Do you think that sharing your failures makes it easier to talk about successes too?
Yes. I don’t love that we live in a culture where we need to keep reminding other people of our successes in order to do the work we want. Talking about failure is my way of doing this without seeming too obnoxious.
Can you think of something you did that felt like a success, but you wouldn’t generally find on a CV?
One of the most important parts of my life is the deep friendships I’ve formed over the years. Seeing my close friends actually makes me happy, as opposed to viewing arbitrary CV items.
Something that is considered a success, but didn’t feel as such?
Many people have asked me whether getting a Best Paper Award was one of the exciting days of my life. I mean, it was a good day, but I think even one hour later I forgot what it felt like. External recognition is really not as viscerally exciting to me as it seems to be for some other people.

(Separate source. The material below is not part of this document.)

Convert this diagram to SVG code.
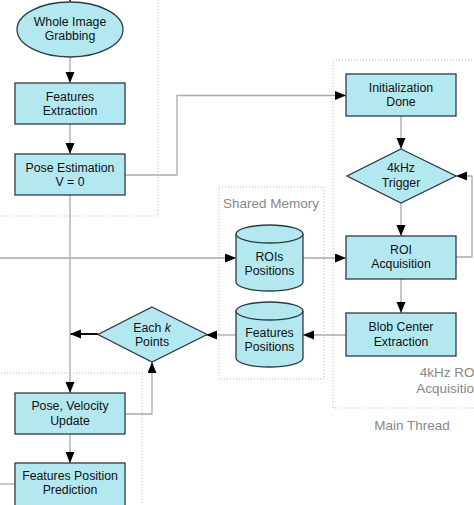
<svg xmlns="http://www.w3.org/2000/svg" width="474" height="505" viewBox="0 0 474 505">
<defs>
<marker id="ah" markerUnits="userSpaceOnUse" markerWidth="12" markerHeight="10" refX="11" refY="4.5" orient="auto">
<path d="M0,0 L11,4.5 L0,9 z" fill="#000"/>
</marker>
</defs>
<style>
.node{fill:#b4e8f1;stroke:#2b3b44;stroke-width:1.3}
.t{font-family:"Liberation Sans",Arial,sans-serif;font-size:12.3px;fill:#111;text-anchor:middle}
.g{font-family:"Liberation Sans",Arial,sans-serif;font-size:13.5px;fill:#888;text-anchor:middle}
.c{fill:none;stroke:#aaa;stroke-width:1.3}
.k{fill:none;stroke:#111;stroke-width:2}
.grp{fill:none;stroke:#bbb;stroke-width:1;stroke-dasharray:1,2}
</style>
<rect width="474" height="505" fill="#fff"/>
<g id="groups">
<rect class="grp" x="-2" y="-2" width="160" height="218"/>
<rect class="grp" x="-2" y="373" width="144" height="140"/>
<rect class="grp" x="219" y="187" width="105" height="192"/>
<rect class="grp" x="333" y="60" width="150" height="348"/>
<text class="g" x="271" y="208">Shared Memory</text>
<text class="g" x="449" y="377">4kHz ROI</text>
<text class="g" x="449" y="393">Acquisition</text>
<text class="g" x="412" y="430">Main Thread</text>
</g>
<g id="connectors">
<path class="c" d="M70,-12 V2" marker-end="url(#ah)"/>
<path class="c" d="M70,57 V83" marker-end="url(#ah)"/>
<path class="c" d="M70,124 V154" marker-end="url(#ah)"/>
<path class="c" d="M125,175 H177 V95.5 H346" marker-end="url(#ah)"/>
<path class="c" d="M401,116 V149" marker-end="url(#ah)"/>
<path class="c" d="M401,203 V236" marker-end="url(#ah)"/>
<path class="c" d="M456,257 H472 V176 H456" marker-end="url(#ah)"/>
<path class="c" d="M401,279 V313" marker-end="url(#ah)"/>
<path class="c" d="M0,258 H236" marker-end="url(#ah)"/>
<path class="c" d="M303,258 H346" marker-end="url(#ah)"/>
<path class="c" d="M346,335 H303" marker-end="url(#ah)"/>
<path class="c" d="M236,335 H206" marker-end="url(#ah)"/>
<path class="k" d="M98,334 H70" marker-end="url(#ah)"/>
<path class="c" d="M70,195 V393" marker-end="url(#ah)"/>
<path class="c" d="M125,414 H152 V362" marker-end="url(#ah)"/>
<path class="c" d="M70,434 V463" marker-end="url(#ah)"/>
<path class="c" d="M15,484 H0"/>
</g>
<g id="n-grab">
<ellipse class="node" cx="70" cy="29.5" rx="53" ry="27.5"/>
<text class="t" x="70" y="25.5">Whole Image</text>
<text class="t" x="70" y="39.5">Grabbing</text>
</g>
<g id="n-feat">
<rect class="node" x="15" y="83" width="110" height="41"/>
<text class="t" x="70" y="101">Features</text>
<text class="t" x="70" y="115">Extraction</text>
</g>
<g id="n-pose">
<rect class="node" x="15" y="154" width="110" height="41"/>
<text class="t" x="70" y="172">Pose Estimation</text>
<text class="t" x="70" y="186">V = 0</text>
</g>
<g id="n-init">
<rect class="node" x="346" y="74" width="110" height="42"/>
<text class="t" x="401" y="92">Initialization</text>
<text class="t" x="401" y="106">Done</text>
</g>
<g id="n-trig">
<path class="node" d="M401,149 L456,176 L401,203 L347,176 z"/>
<text class="t" x="401" y="172">4kHz</text>
<text class="t" x="401" y="186.5">Trigger</text>
</g>
<g id="n-roiacq">
<rect class="node" x="346" y="236" width="110" height="43"/>
<text class="t" x="401" y="254">ROI</text>
<text class="t" x="401" y="268">Acquisition</text>
</g>
<g id="n-blob">
<rect class="node" x="346" y="313" width="110" height="43"/>
<text class="t" x="401" y="331">Blob Center</text>
<text class="t" x="401" y="345.5">Extraction</text>
</g>
<g id="n-rois">
<path class="node" d="M236,234 A33.5,9 0 0 1 303,234 V282 A33.5,9 0 0 1 236,282 z"/>
<path class="node" d="M236,234 A33.5,9 0 0 0 303,234" fill="none"/>
<text class="t" x="269.5" y="261">ROIs</text>
<text class="t" x="269.5" y="275">Positions</text>
</g>
<g id="n-featpos">
<path class="node" d="M236,311 A33.5,9 0 0 1 303,311 V358 A33.5,9 0 0 1 236,358 z"/>
<path class="node" d="M236,311 A33.5,9 0 0 0 303,311" fill="none"/>
<text class="t" x="269.5" y="337">Features</text>
<text class="t" x="269.5" y="351">Positions</text>
</g>
<g id="n-eachk">
<path class="node" d="M152,307 L207,334.5 L152,362 L98,334.5 z"/>
<text class="t" x="152" y="331.5">Each <tspan font-style="italic">k</tspan></text>
<text class="t" x="152" y="345.5">Points</text>
</g>
<g id="n-posevel">
<rect class="node" x="15" y="393" width="110" height="41"/>
<text class="t" x="70" y="410">Pose, Velocity</text>
<text class="t" x="70" y="425">Update</text>
</g>
<g id="n-predict">
<rect class="node" x="15" y="463" width="110" height="46"/>
<text class="t" x="70" y="480">Features Position</text>
<text class="t" x="70" y="494">Prediction</text>
</g>
</svg>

And something you regret not trying, that is neither on your normal or your hypothetical “failure” CV?
I would have liked to take more art and creative writing courses in college. I also wish I hadn’t worked so hard in college. From the stories my friends tell, it seems I missed out on a fair bit of fun. I tried not to make the same mistake in graduate school.
What do you do when you receive a rejection? Do you have some process/ritual of dealing with failure?
Like most people, I don’t like it when I don’t get what I want, so I give myself some space to process my feelings about that. This usually involves lying on the floor and wailing “why?” for a little while. I don’t like to dwell, though, so I try to figure out the lessons I’m supposed to learn and move on.
What about when something is successful? Who do you share the news with? Do you have some ways in which you reward yourself?
Having spent a lot of time in highly competitive environments, I’ve learned how sensitive people are to the successes of others. As a result, I try not to brag unnecessarily. I guess I update my CV and website and tell my parents or something. One time my parents said they don’t like hearing from me only when I am updating them on my successes, so I don’t even do that as much. Now that I have a research group, though, it’s less about personal success and more about successes for the research group, so it’s nice to be able to share that. As for rewards, I prefer to reward myself for effort rather than achievement. For instance, after paper deadlines I’ll buy myself things or do other nice things for myself.
Is there something we can all do to improve how failure affects others in academia?
Talking more openly about failure is a good start. Giving people more time is another good thing to do. Something I really like, for instance, is how the tenure clock at my university is nine years. I feel like this gives me the freedom to fail in my first couple of years, and I am grateful for this.
What is the best piece of advice you could give to your past self?
Flexibility and resilience go a lot further than perfection.